### Task requirements
Retype only the lines running from the line that contains "Write a Python" to the line that contains "return [(x /", inclusive, and leave the pictures behind.

Code that draws figures
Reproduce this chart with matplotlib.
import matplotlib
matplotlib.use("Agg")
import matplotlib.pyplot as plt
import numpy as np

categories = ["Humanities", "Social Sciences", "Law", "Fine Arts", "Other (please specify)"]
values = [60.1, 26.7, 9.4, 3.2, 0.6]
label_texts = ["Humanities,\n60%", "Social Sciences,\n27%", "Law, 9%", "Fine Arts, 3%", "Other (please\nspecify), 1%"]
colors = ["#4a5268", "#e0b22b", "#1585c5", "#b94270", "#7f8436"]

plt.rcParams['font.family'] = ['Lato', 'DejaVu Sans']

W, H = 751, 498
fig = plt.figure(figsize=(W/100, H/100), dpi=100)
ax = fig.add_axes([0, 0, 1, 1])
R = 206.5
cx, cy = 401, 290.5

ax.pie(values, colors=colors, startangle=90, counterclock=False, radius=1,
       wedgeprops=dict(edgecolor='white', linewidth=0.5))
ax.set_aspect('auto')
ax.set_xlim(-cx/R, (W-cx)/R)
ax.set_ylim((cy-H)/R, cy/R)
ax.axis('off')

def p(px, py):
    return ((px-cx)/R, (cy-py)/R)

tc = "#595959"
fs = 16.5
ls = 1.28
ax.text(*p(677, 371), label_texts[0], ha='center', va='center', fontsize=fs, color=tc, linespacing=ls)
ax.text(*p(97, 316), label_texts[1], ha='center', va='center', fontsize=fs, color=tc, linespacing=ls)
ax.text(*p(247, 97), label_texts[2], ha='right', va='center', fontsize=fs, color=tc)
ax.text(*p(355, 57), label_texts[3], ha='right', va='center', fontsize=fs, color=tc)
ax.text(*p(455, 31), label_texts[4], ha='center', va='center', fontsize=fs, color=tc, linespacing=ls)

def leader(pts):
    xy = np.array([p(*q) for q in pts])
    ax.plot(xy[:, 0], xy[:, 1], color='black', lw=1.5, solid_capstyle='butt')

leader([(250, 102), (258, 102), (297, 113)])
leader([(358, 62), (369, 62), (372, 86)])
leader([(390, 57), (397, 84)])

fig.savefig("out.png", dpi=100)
==
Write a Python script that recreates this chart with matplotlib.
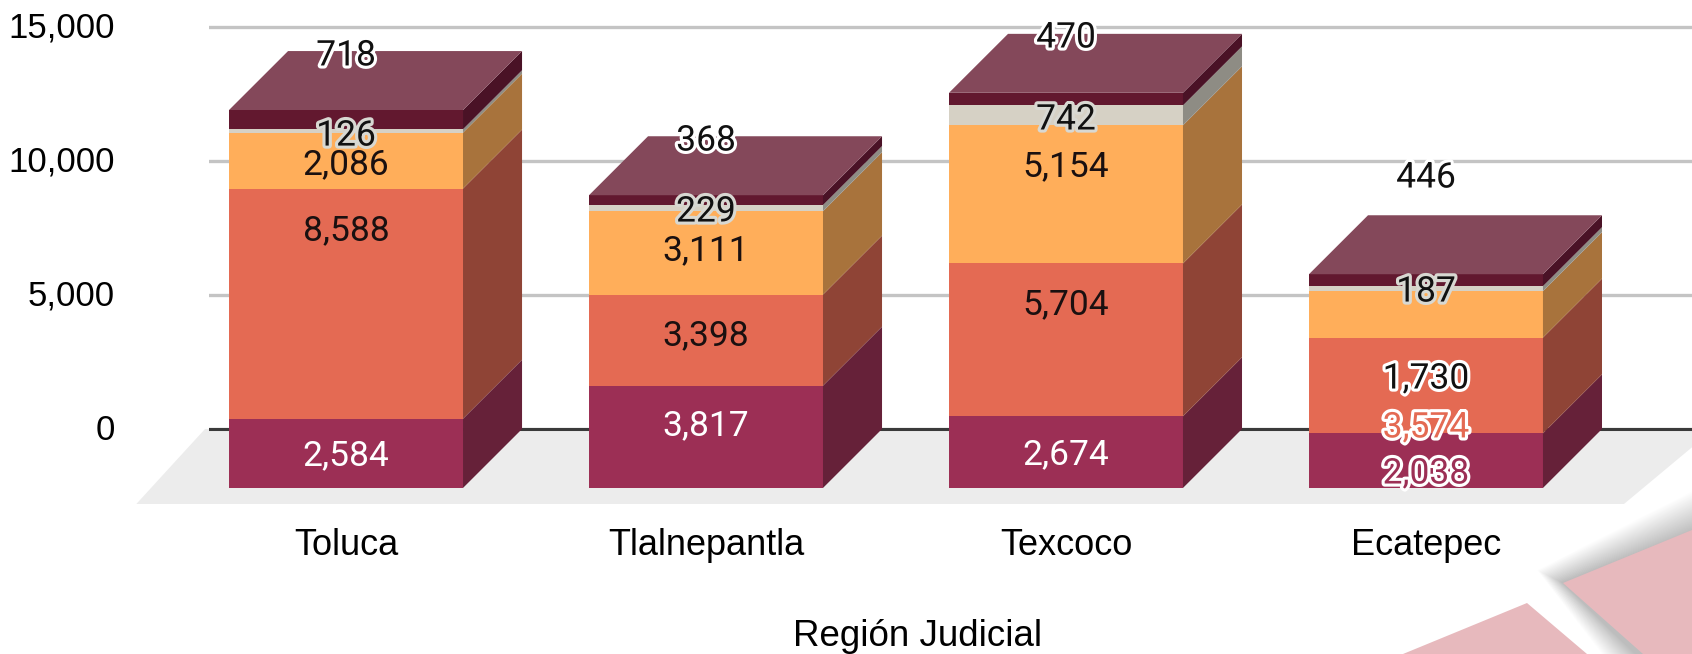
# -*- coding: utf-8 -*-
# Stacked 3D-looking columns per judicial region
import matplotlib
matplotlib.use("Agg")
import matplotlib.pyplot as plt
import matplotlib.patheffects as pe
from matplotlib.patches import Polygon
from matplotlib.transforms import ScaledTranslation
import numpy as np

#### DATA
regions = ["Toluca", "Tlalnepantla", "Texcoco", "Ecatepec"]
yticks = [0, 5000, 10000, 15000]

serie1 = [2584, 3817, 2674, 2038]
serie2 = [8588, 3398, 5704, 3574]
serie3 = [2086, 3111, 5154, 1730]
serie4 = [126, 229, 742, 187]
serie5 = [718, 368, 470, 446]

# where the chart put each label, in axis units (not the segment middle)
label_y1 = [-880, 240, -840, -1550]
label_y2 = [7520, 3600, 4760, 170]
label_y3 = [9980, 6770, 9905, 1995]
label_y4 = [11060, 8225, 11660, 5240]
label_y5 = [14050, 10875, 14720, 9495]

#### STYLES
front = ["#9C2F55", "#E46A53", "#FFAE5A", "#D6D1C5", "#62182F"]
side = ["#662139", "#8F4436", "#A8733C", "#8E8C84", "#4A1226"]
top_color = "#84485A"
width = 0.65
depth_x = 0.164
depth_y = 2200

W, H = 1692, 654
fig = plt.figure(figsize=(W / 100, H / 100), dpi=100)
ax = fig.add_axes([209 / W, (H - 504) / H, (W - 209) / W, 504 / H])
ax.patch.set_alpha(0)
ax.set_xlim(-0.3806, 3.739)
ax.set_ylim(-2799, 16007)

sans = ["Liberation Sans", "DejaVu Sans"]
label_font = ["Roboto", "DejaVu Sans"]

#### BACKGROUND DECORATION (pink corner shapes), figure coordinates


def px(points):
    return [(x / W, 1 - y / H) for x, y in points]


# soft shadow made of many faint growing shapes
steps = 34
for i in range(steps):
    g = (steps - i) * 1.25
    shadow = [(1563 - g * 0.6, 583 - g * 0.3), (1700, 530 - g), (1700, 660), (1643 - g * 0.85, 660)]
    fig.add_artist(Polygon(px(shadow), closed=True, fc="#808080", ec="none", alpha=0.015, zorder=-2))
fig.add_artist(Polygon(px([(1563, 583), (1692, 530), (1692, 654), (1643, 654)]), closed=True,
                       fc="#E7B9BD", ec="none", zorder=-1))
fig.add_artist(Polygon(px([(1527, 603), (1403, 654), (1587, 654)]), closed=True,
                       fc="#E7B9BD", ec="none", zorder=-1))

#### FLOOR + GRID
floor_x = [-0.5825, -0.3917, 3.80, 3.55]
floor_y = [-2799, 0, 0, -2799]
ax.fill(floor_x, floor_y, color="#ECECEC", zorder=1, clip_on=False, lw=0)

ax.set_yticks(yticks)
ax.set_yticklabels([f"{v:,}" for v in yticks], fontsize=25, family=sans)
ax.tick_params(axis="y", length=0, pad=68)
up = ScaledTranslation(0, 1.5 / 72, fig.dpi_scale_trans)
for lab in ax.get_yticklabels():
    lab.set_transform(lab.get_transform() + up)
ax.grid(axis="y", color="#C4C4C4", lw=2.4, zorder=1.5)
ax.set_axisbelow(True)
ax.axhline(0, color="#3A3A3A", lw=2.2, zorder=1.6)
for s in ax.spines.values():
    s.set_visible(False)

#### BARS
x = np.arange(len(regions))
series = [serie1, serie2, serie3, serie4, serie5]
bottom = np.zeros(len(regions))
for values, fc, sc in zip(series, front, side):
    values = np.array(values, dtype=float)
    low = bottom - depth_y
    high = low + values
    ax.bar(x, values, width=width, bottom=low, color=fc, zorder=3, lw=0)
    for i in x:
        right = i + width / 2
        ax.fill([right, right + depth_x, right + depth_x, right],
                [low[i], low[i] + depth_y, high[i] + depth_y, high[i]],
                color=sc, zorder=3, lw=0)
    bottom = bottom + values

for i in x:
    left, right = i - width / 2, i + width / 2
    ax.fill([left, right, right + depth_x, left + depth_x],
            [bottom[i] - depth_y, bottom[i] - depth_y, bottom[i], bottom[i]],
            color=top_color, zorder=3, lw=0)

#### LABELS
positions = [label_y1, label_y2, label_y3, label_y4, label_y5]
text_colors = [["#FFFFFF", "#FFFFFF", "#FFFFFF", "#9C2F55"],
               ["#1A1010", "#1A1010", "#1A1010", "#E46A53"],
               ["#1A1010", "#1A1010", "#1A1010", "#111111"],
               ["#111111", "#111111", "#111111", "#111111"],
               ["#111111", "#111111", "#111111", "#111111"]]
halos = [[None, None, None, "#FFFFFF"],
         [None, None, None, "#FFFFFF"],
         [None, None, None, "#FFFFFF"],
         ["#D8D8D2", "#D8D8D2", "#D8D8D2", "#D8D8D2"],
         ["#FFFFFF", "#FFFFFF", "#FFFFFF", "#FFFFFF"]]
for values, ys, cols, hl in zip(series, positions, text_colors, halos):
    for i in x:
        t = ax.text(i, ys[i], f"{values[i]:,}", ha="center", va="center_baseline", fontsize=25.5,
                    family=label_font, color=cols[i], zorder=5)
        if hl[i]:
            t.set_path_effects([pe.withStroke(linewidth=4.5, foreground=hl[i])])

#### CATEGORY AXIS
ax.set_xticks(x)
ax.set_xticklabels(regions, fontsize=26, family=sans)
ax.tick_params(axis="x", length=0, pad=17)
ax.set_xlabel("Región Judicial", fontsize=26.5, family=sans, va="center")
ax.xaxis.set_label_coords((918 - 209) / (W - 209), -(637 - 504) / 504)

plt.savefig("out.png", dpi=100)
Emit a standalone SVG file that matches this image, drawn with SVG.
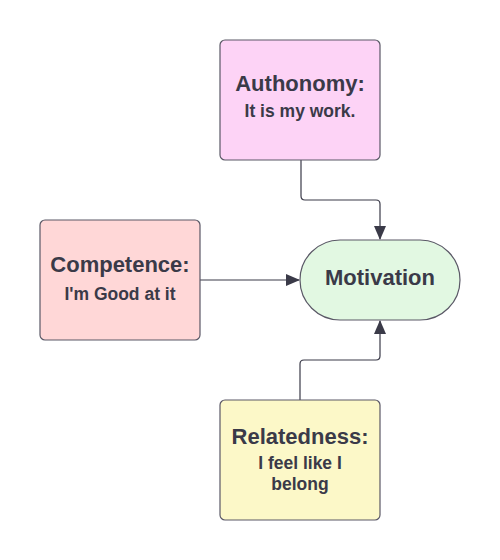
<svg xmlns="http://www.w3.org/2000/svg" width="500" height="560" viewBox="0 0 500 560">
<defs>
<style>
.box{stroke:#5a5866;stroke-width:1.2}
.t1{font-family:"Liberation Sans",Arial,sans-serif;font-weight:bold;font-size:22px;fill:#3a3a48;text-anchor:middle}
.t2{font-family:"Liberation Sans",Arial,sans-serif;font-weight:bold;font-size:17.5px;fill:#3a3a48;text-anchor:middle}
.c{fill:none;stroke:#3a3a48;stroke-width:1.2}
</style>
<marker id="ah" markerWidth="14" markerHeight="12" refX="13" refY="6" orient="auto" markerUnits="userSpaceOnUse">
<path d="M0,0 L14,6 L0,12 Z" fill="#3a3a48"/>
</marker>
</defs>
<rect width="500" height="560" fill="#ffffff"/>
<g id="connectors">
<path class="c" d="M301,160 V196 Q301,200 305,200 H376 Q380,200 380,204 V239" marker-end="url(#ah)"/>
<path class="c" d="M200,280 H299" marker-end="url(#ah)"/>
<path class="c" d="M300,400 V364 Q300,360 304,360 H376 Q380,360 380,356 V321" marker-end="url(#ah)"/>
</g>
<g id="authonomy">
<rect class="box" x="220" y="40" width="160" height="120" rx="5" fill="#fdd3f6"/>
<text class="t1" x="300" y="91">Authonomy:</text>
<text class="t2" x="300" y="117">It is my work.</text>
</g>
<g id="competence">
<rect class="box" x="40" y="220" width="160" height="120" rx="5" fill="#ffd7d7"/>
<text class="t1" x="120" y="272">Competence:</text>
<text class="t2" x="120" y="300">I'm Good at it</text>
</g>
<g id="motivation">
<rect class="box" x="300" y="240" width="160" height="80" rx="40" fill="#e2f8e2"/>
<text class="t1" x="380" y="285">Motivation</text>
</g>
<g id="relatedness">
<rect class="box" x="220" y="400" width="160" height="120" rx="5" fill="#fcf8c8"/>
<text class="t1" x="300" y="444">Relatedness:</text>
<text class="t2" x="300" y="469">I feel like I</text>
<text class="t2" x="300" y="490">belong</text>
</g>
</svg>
* * *
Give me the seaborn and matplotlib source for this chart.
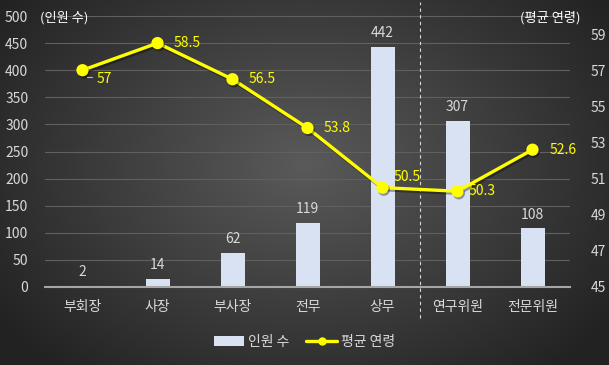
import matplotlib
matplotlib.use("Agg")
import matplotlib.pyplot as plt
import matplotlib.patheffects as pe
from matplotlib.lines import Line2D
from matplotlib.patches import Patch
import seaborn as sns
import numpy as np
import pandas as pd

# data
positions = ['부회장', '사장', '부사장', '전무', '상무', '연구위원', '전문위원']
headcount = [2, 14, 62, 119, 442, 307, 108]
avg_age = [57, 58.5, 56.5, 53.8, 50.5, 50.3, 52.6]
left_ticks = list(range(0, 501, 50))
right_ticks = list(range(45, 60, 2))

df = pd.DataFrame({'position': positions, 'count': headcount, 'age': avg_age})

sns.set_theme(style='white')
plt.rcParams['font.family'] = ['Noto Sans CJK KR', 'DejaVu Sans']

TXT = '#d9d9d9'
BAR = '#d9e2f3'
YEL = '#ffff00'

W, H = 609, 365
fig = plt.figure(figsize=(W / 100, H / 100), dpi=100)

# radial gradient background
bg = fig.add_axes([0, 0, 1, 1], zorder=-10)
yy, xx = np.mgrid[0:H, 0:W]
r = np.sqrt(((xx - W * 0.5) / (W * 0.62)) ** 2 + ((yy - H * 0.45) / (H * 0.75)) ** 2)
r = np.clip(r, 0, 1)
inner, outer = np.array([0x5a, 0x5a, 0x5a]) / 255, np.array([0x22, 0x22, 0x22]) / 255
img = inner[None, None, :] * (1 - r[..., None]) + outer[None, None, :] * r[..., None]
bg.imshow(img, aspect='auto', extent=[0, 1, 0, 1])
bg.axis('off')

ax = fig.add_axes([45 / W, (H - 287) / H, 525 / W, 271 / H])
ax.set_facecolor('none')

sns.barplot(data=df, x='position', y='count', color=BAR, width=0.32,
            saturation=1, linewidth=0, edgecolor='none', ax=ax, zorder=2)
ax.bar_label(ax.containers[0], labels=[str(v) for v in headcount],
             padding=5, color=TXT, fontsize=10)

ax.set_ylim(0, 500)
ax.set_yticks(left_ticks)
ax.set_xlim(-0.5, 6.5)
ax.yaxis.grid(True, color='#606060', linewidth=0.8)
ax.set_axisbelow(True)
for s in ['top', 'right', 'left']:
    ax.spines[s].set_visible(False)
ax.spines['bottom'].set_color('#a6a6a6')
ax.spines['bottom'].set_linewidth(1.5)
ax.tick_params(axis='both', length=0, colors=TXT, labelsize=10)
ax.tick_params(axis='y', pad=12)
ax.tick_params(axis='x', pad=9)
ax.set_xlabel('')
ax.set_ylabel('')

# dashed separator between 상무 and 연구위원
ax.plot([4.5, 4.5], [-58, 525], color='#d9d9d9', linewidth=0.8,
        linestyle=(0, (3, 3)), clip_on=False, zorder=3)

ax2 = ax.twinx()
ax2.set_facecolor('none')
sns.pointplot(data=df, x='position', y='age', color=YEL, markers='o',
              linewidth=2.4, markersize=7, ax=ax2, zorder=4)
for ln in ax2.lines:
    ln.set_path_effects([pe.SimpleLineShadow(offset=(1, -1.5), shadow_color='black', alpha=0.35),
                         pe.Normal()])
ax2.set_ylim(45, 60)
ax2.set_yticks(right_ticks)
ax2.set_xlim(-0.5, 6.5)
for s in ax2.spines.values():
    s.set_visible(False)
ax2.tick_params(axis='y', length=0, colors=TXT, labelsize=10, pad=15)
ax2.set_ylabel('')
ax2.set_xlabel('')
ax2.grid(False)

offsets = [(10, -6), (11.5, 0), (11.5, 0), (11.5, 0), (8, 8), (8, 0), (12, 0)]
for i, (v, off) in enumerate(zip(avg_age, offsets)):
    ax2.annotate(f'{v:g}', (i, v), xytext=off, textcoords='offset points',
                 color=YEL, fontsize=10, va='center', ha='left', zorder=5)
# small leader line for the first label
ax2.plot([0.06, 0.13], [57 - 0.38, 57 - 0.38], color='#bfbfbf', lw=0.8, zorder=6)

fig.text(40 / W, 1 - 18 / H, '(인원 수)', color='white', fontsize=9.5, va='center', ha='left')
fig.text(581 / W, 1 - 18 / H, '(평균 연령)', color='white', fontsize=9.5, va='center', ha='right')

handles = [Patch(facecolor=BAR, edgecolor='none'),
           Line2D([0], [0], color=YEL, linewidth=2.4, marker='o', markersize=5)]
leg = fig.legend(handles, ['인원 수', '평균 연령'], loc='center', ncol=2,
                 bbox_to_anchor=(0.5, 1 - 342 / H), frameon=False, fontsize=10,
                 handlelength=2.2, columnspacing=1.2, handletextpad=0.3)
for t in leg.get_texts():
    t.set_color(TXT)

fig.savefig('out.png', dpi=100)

### Task response
Write a Python script that recreates this chart with matplotlib.
# -*- coding: utf-8 -*-
# Stacked 3D-looking columns per judicial region
import matplotlib
matplotlib.use("Agg")
import matplotlib.pyplot as plt
import matplotlib.patheffects as pe
from matplotlib.patches import Polygon
from matplotlib.transforms import ScaledTranslation
import numpy as np

#### DATA
regions = ["Toluca", "Tlalnepantla", "Texcoco", "Ecatepec"]
yticks = [0, 5000, 10000, 15000]

serie1 = [2584, 3817, 2674, 2038]
serie2 = [8588, 3398, 5704, 3574]
serie3 = [2086, 3111, 5154, 1730]
serie4 = [126, 229, 742, 187]
serie5 = [718, 368, 470, 446]

# where the chart put each label, in axis units (not the segment middle)
label_y1 = [-880, 240, -840, -1550]
label_y2 = [7520, 3600, 4760, 170]
label_y3 = [9980, 6770, 9905, 1995]
label_y4 = [11060, 8225, 11660, 5240]
label_y5 = [14050, 10875, 14720, 9495]

#### STYLES
front = ["#9C2F55", "#E46A53", "#FFAE5A", "#D6D1C5", "#62182F"]
side = ["#662139", "#8F4436", "#A8733C", "#8E8C84", "#4A1226"]
top_color = "#84485A"
width = 0.65
depth_x = 0.164
depth_y = 2200

W, H = 1692, 654
fig = plt.figure(figsize=(W / 100, H / 100), dpi=100)
ax = fig.add_axes([209 / W, (H - 504) / H, (W - 209) / W, 504 / H])
ax.patch.set_alpha(0)
ax.set_xlim(-0.3806, 3.739)
ax.set_ylim(-2799, 16007)

sans = ["Liberation Sans", "DejaVu Sans"]
label_font = ["Roboto", "DejaVu Sans"]

#### BACKGROUND DECORATION (pink corner shapes), figure coordinates


def px(points):
    return [(x / W, 1 - y / H) for x, y in points]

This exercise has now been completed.